In a recent radio interview, Rep. John Mica, R-Winter Park, says he is willing to compromise on a funding measure for the Federal Aviation Administration.
While Mica — who heads the House Transportation and Infrastructure Committee — has faced criticism for his role in the recent FAA shutdown. Democrats have blamed him by arguing that his failure to support a provision in the FAA reauthorization bill to make it easier for airport employees to unionize was largely to blame for the shutdown.
Mica supported a provision that would cut funding for small airports in Nevada and West Virginia, which he said was a bargaining “tool,” of sorts, to gain the support of Senate Democrats. Instead of compromise, the largely party-line dispute led to the temporary FAA shutdown.
At the time, Mica was quoted as saying that he had “no idea” when the FAA shutdown would come to an end, and seemed staunch in his refusal to back down. Recently, a union representing flight attendants staged protests at Mica’s Florida offices over the lack of a permanent funding measure for the FAA. The temporary funding measure eventually approved will expire on Sept. 16.

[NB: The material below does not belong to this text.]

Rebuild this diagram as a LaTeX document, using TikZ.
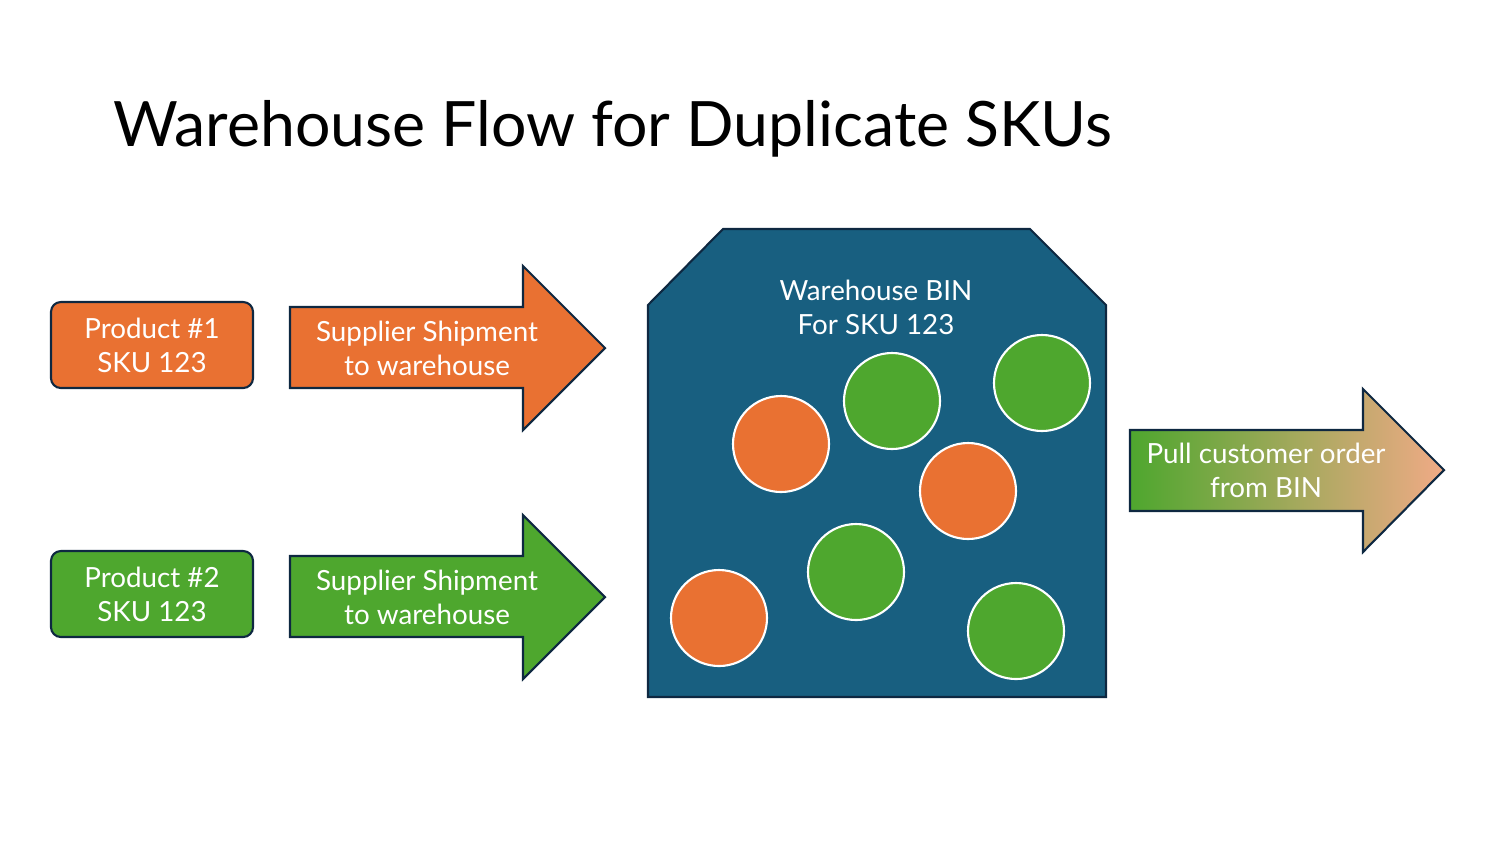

But according to WMFE news, which recently interviewed Mica, the Florida congressman now says he is willing to compromise on union issues and “rural air service funding along with the number of flights moving in and out of Washington, D.C.’s airports.” WMFE will air its full interview with Mica on Tuesday morning. A portion can be heard here:
Though he now seems willing to compromise, Mica is still pointing the finger at Democrats. In an Aug. 12 letter to The Florida Times-Union, Mica argued that he has worked alongside fellow lawmakers on the FAA shutdown “in a cooperative manner and, in fact, supported three additional short-term extensions.” According to Mica, the short-term agreement on the FAA bill was reached after ”an unnecessary two-week delay” during which time “Democratic Senate leaders chose to demagogue the issue and attempted to cast blame.”
From Mica’s letter:
Do not buy the Democrat line that this extension included any labor provisions when in fact it only addressed pork-laden subsidies for a handful of airports.
The American people and I are tired of Congress’ inaction in addressing important policy issues.
I am determined to do everything possible to help move important legislation forward, whether it’s the long-term FAA reauthorization, a surface transportation reauthorization, or any other measures to benefit our nation’s infrastructure.